Division 1 will be combined with adjacent Division 4 to create Region A, which will have input from RPOs known as Albemarle, Mid-East, and Peanut.
The Board is expected to approve recommendations on project criteria and weights this month.
The perception that Division 1 will get pennies to Raleigh’s dollars because of lingering resentment for once all-powerful state Sen. Marc Basnight, a Manteo Democrat — or because it is rural and lacks political muscle — is groundless, Fearing said.
If the board has a chip on its shoulder against Basnight’s territory, Fearing said he has yet to see it. He said he was allowed to give a presentation about the division that exceeded his allotted time, and everyone has been welcoming and accommodating towards him.
“They were kind to me,” he said. “They let me go on. They let me tell the story from the inlet shoaling to Highway 64 to (U.S.) 158. They indulged me for 15- to 18-minutes.”
Fearing said he has no interest in any politics that may be associated with the board.
“Roads and bridges are not for Democrats or Republicans,” he said.
Division 1, he said, is about the size of New Jersey and is home to about 250,000 people. Despite how spread out and, compared to the rest of the state, how sparsely populated it is, the board has not been dismissive of the importance of projects such as the Mid-Currituck Bridge.
“I see support,” he said, referring to bridge between Corolla and the Currituck mainland.
“I see awareness amongst our board. I’ve been assured all the way to our Secretary that it will compete in our state.”
Fearing is also wearing his advocate’s hat for the Bonner Bridge, a project he called critical to Hatteras Island.
“We’re going to build the bridge,” he said. “The department is committed to build the bridge.”
Fearing seems to have advocacy in his bones. His father M. Keith Fearing Jr. had served in the state House of Representatives, helping to pass the legislation that created the “Beach Plan” coastal insurance program.

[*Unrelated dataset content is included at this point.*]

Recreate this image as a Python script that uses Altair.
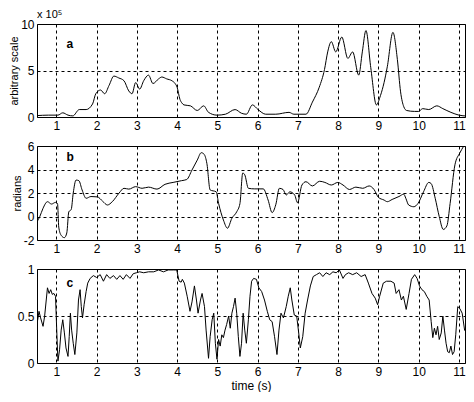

As a young man, Malcolm Fearing had quit school to start a fishing and hunting guide business, a decision he regrets, Although he eventually did graduate, the experience made him appreciate the value of education, inspiring him to help other “knuckleheads like me” get through school.
A photograph on his wall shows him at age 18 with long blonde hair, when he was working on a sailboat. In another, his great-uncle, state Sen. Bradford Fearing, is standing next to Paul Green, the playwright who penned the “The Lost Colony.”
Trophy animals – Fearing is a big bow hunter –fill almost an entire wall.
Before new schools were built in Dare County, he spent nearly nine years advocating for renovation of the schools “from one end of the county to another,” he said.
Fearing, who is married and has three children and four grandchildren, has also contributed his opinion, often for prolonged periods, about numerous issues having to do with the county, the town of Manteo, and Roanoke Island Festival Park, among others.
He has a thinly veiled, but well-known, rivalry with former town Mayor John Wilson, a member of another old Manteo family. At the public meetings he attends, he speaks in a polite, but direct manner.
Much of his business in recent years has been repurposing old buildings – moving oceanfront cottages or abandoned houses, fixing them up and selling them.
“When people ask me what I do, I tell them I do maintenance work,” he said.
Fearing jokes that he likes the saying “I’d rather be lucky than good,” but he is taking his role with the DOT seriously. He’s up at 4:30 a.m. answering e-mails from people.
He is trying not to pay attention to the political division in the state and doing what he can to help people. He said he plans to serve just one term.
“The majority of the people are caught in the middle,” he said. “When people ask me something, I’m going to try to address their concerns.
“It doesn’t mean I can get anything done. But I’m going to try.”